▶ DATA SHOWN
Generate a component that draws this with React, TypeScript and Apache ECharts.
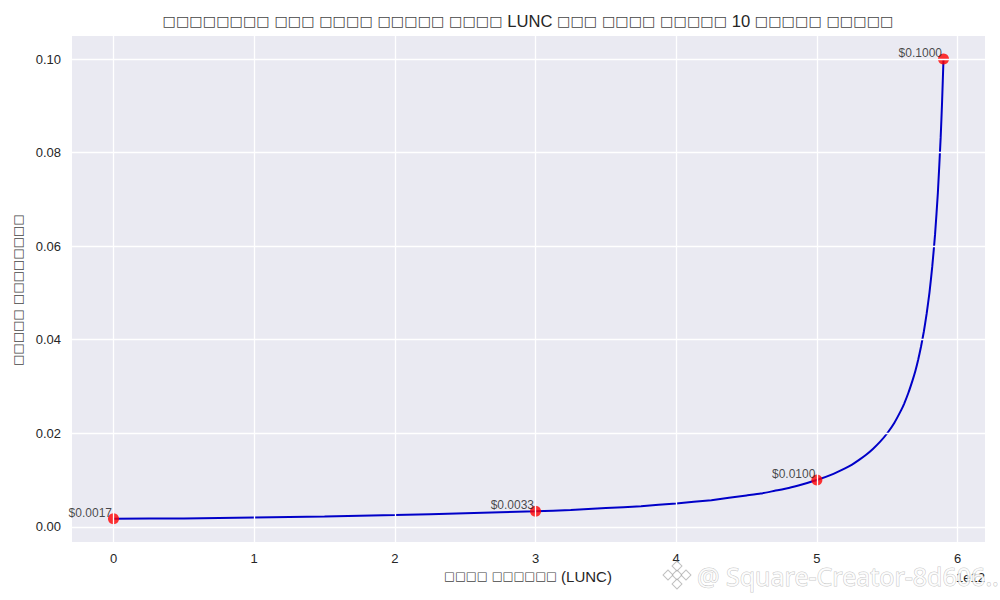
import React, { useEffect, useRef } from "react";
import * as echarts from "echarts";

// Burned supply (units of 1e12 LUNC) and resulting price (USD)
const burnedSupply = [
  0, 0.5, 1, 1.5, 2, 2.5, 3, 3.25, 3.5, 3.75, 4, 4.25, 4.5, 4.6, 4.7, 4.8, 4.9, 5, 5.1, 5.2, 5.25, 5.3, 5.35,
  5.4, 5.45, 5.5, 5.55, 5.6, 5.62, 5.65, 5.68, 5.7, 5.72, 5.74, 5.76, 5.78, 5.8, 5.82, 5.84, 5.86, 5.88, 5.89, 5.9,
];
const priceUsd = [
  0.0017, 0.0018, 0.002, 0.0022, 0.0025, 0.0029, 0.0033, 0.0036, 0.004, 0.0044, 0.005, 0.0057, 0.0067, 0.0071,
  0.0077, 0.0083, 0.0091, 0.01, 0.0111, 0.0125, 0.0133, 0.0143, 0.0154, 0.0167, 0.0182, 0.02, 0.0222, 0.025,
  0.0263, 0.0286, 0.0313, 0.0333, 0.0357, 0.0385, 0.0417, 0.0455, 0.05, 0.0556, 0.0625, 0.0714, 0.0833, 0.0909, 0.1,
];

// Highlighted milestones
const milestoneSupply = [0, 3, 5, 5.9];
const milestonePrice = [0.0017, 0.0033, 0.01, 0.1];
const milestoneLabels = ["$0.0017", "$0.0033", "$0.0100", "$0.1000"];

// Ticks
const xTicks = [0, 1, 2, 3, 4, 5, 6];
const yTicks = [0, 0.02, 0.04, 0.06, 0.08, 0.1];
const xOffsetLabel = "1e12";

// Texts (the source glyphs render as missing-glyph boxes)
const tofu = (n: number) => "{t|" + "\u25A1".repeat(n) + "}";
const titleText = [tofu(8), tofu(3), tofu(4), tofu(5), tofu(4), "LUNC", tofu(3), tofu(4), tofu(5), "10", tofu(5), tofu(5)].join(" ");
const xName = [tofu(4), tofu(6), "(LUNC)"].join(" ");
const yName = [tofu(5), tofu(8)].join(" ");
const watermark = "@ Square-Creator-8d606..";

const TXT = "#262626";
const SANS = "'Liberation Sans', Arial, sans-serif";

export default function App() {
  const ref = useRef<HTMLDivElement>(null);
  useEffect(() => {
    if (!ref.current) return;
    const chart = echarts.init(ref.current, undefined, { renderer: "svg" });
    const gridLines = [
      ...xTicks.map((v) => ({ xAxis: v })),
      ...yTicks.map((v) => ({ yAxis: v })),
    ];
    const diamonds = [
      [677, 575],
      [668, 575],
      [686, 575],
      [677, 566],
      [677, 584],
    ].map(([cx, cy]) => ({
      type: "rect",
      x: cx,
      y: cy,
      rotation: Math.PI / 4,
      shape: { x: -3.5, y: -3.5, width: 7, height: 7 },
      style: { fill: "rgba(255,255,255,0.85)", stroke: "rgba(150,150,150,0.6)", lineWidth: 1 },
      z: 100,
    }));
    chart.setOption({
      animation: false,
      backgroundColor: "#ffffff",
      grid: { left: 72, right: 15, top: 36, bottom: 58, show: true, backgroundColor: "#EAEAF2", borderWidth: 0 },
      xAxis: {
        type: "value",
        min: -0.295,
        max: 6.195,
        axisLine: { show: false },
        axisTick: { show: false },
        splitLine: { show: false },
        axisLabel: {
          customValues: xTicks,
          formatter: (v: number) => String(v),
          color: TXT,
          fontSize: 13,
          fontFamily: SANS,
          margin: 10,
        },
      },
      yAxis: {
        type: "value",
        min: -0.00325,
        max: 0.10492,
        axisLine: { show: false },
        axisTick: { show: false },
        splitLine: { show: false },
        axisLabel: {
          customValues: yTicks,
          formatter: (v: number) => v.toFixed(2),
          color: TXT,
          fontSize: 13,
          fontFamily: SANS,
          margin: 11,
        },
      },
      series: [
        {
          type: "line",
          data: [],
          z: 1,
          silent: true,
          markLine: {
            silent: true,
            symbol: ["none", "none"],
            label: { show: false },
            lineStyle: { color: "#ffffff", width: 1.3, type: "solid" },
            emphasis: { disabled: true },
            data: gridLines,
          },
        },
        {
          type: "line",
          data: burnedSupply.map((x, i) => [x, priceUsd[i]]),
          showSymbol: false,
          smooth: 0.15,
          lineStyle: { color: "#0000C8", width: 2 },
          z: 2,
        },
        {
          type: "scatter",
          data: milestoneSupply.map((x, i) => [x, milestonePrice[i]]),
          symbol: "circle",
          symbolSize: 11,
          itemStyle: { color: "#FF0000" },
          z: 3,
          label: {
            show: true,
            position: [4, 5.5],
            align: "right",
            verticalAlign: "bottom",
            formatter: (p: any) => milestoneLabels[p.dataIndex],
            color: "#1a1a1a",
            fontSize: 12,
            fontFamily: SANS,
          },
        },
      ],
      graphic: [
        {
          type: "text",
          x: 528,
          y: 21,
          style: {
            text: titleText,
            align: "center",
            verticalAlign: "middle",
            fill: TXT,
            fontSize: 16.6,
            fontFamily: SANS,
            rich: { t: { fontFamily: "'DejaVu Sans'", fontSize: 14.2, fill: "#444444" } },
          },
        },
        {
          type: "text",
          x: 528,
          y: 576,
          style: {
            text: xName,
            align: "center",
            verticalAlign: "middle",
            fill: TXT,
            fontSize: 15,
            fontFamily: SANS,
            rich: { t: { fontFamily: "'DejaVu Sans'", fontSize: 11.5, fill: "#444444" } },
          },
        },
        {
          type: "text",
          x: 18,
          y: 290,
          rotation: Math.PI / 2,
          style: {
            text: yName,
            align: "center",
            verticalAlign: "middle",
            fill: TXT,
            fontSize: 15,
            fontFamily: SANS,
            rich: { t: { fontFamily: "'DejaVu Sans'", fontSize: 12, fill: "#444444" } },
          },
        },
        {
          type: "text",
          x: 985,
          y: 577,
          style: {
            text: xOffsetLabel,
            align: "right",
            verticalAlign: "middle",
            fill: TXT,
            fontSize: 13,
            fontFamily: SANS,
          },
        },
        ...diamonds,
        {
          type: "text",
          x: 697,
          y: 576,
          z: 100,
          style: {
            text: watermark,
            align: "left",
            verticalAlign: "middle",
            fill: "rgba(255,255,255,0.85)",
            stroke: "rgba(150,150,150,0.55)",
            lineWidth: 1,
            fontSize: 25,
            fontFamily: "'Noto Sans', sans-serif",
          },
        },
      ],
    });
    return () => chart.dispose();
  }, []);
  return <div ref={ref} style={{ position: "fixed", left: 0, top: 0, width: 1000, height: 600 }} />;
}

▶ GOAL OF THE EXERCISE
Find the word "React" and list each line it appears in.

▶ RESULT
Generate a component that draws this with React, TypeScript and Apache ECharts.
import React, { useEffect, useRef } from "react";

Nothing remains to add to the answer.